- **Exercise**: Copy out the data below as written; omit any images.

- **Source data**:
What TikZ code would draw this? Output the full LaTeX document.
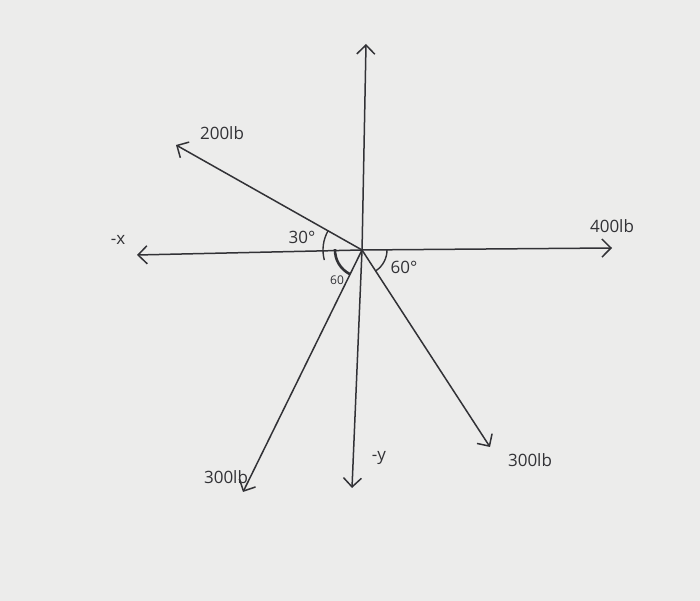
\documentclass[tikz,border=0pt]{standalone}
\usepackage{fontspec}
\setmainfont{Open Sans}
\usetikzlibrary{arrows.meta}
\definecolor{paper}{RGB}{236,236,235}
\definecolor{ink}{RGB}{50,50,54}
\begin{document}
\begin{tikzpicture}[x=1pt,y=1pt,
  vec/.style={draw=ink,line width=1.5pt,-{Straight Barb[length=9pt,width=18pt,line width=1.5pt]}},
  anglearc/.style={draw=ink,line width=1.4pt},
  lbl/.style={text=ink,font=\fontsize{17}{19}\selectfont,inner sep=1pt},
  small/.style={text=ink,font=\fontsize{12}{14}\selectfont,inner sep=0pt}]
\useasboundingbox[fill=paper] (0,0) rectangle (700,601);
% points
\coordinate (O) at (362,351);
\coordinate (Ybot) at (362,349);
\coordinate (Top) at (366,557);
\coordinate (Bot) at (352,113);
\coordinate (Xl) at (137,346);
\coordinate (Xr) at (612,353);
\coordinate (F200) at (176,456);
\coordinate (F300l) at (243,109);
\coordinate (F300r) at (490,154);
% axes and forces
\draw[vec] (Ybot) -- (Top);
\draw[vec] (O) -- (Bot);
\draw[vec] (O) -- (Xl);
\draw[vec] (O) -- (Xr);
\draw[vec] (O) -- (F200);
\draw[vec] (O) -- (F300l);
\draw[vec] (O) -- (F300r);
% angle arcs
\draw[anglearc] (O) ++(150:39) arc (150:195:39);
\draw[draw=ink,line width=2.6pt] (O) ++(178:27) arc (178:243:27);
\draw[anglearc] (O) ++(2:25) arc (2:-57:25);
% labels
\node[lbl] (lx) at (118,361) {-x};
\node[lbl] (l400) at (612,375) {400lb};
\node[lbl] (l200) at (222,468) {200lb};
\node[lbl] (l300l) at (226,124) {300lb};
\node[lbl] (ly) at (379,143) {-y};
\node[lbl] (l300r) at (530,141) {300lb};
\node[lbl] (a30) at (302,364) {30°};
\node[lbl] (a60r) at (404,334) {60°};
\node[small] (a60l) at (337,321) {60};
\end{tikzpicture}
\end{document}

- **The output**:
What TikZ code would draw this? Output the full LaTeX document.
\documentclass[tikz,border=0pt]{standalone}
\usepackage{fontspec}
\setmainfont{Open Sans}
\usetikzlibrary{arrows.meta}
\definecolor{paper}{RGB}{236,236,235}
\definecolor{ink}{RGB}{50,50,54}
\begin{document}
\begin{tikzpicture}[x=1pt,y=1pt,
  vec/.style={draw=ink,line width=1.5pt,-{Straight Barb[length=9pt,width=18pt,line width=1.5pt]}},
  anglearc/.style={draw=ink,line width=1.4pt},
  lbl/.style={text=ink,font=\fontsize{17}{19}\selectfont,inner sep=1pt},
  small/.style={text=ink,font=\fontsize{12}{14}\selectfont,inner sep=0pt}]
\useasboundingbox[fill=paper] (0,0) rectangle (700,601);
% points
\coordinate (O) at (362,351);
\coordinate (Ybot) at (362,349);
\coordinate (Top) at (366,557);
\coordinate (Bot) at (352,113);
\coordinate (Xl) at (137,346);
\coordinate (Xr) at (612,353);
\coordinate (F200) at (176,456);
\coordinate (F300l) at (243,109);
\coordinate (F300r) at (490,154);
% axes and forces
\draw[vec] (Ybot) -- (Top);
\draw[vec] (O) -- (Bot);
\draw[vec] (O) -- (Xl);
\draw[vec] (O) -- (Xr);
\draw[vec] (O) -- (F200);
\draw[vec] (O) -- (F300l);
\draw[vec] (O) -- (F300r);
% angle arcs
\draw[anglearc] (O) ++(150:39) arc (150:195:39);
\draw[draw=ink,line width=2.6pt] (O) ++(178:27) arc (178:243:27);
\draw[anglearc] (O) ++(2:25) arc (2:-57:25);
% labels
\node[lbl] (lx) at (118,361) {-x};
\node[lbl] (l400) at (612,375) {400lb};
\node[lbl] (l200) at (222,468) {200lb};
\node[lbl] (l300l) at (226,124) {300lb};
\node[lbl] (ly) at (379,143) {-y};
\node[lbl] (l300r) at (530,141) {300lb};
\node[lbl] (a30) at (302,364) {30°};
\node[lbl] (a60r) at (404,334) {60°};
\node[small] (a60l) at (337,321) {60};
\end{tikzpicture}
\end{document}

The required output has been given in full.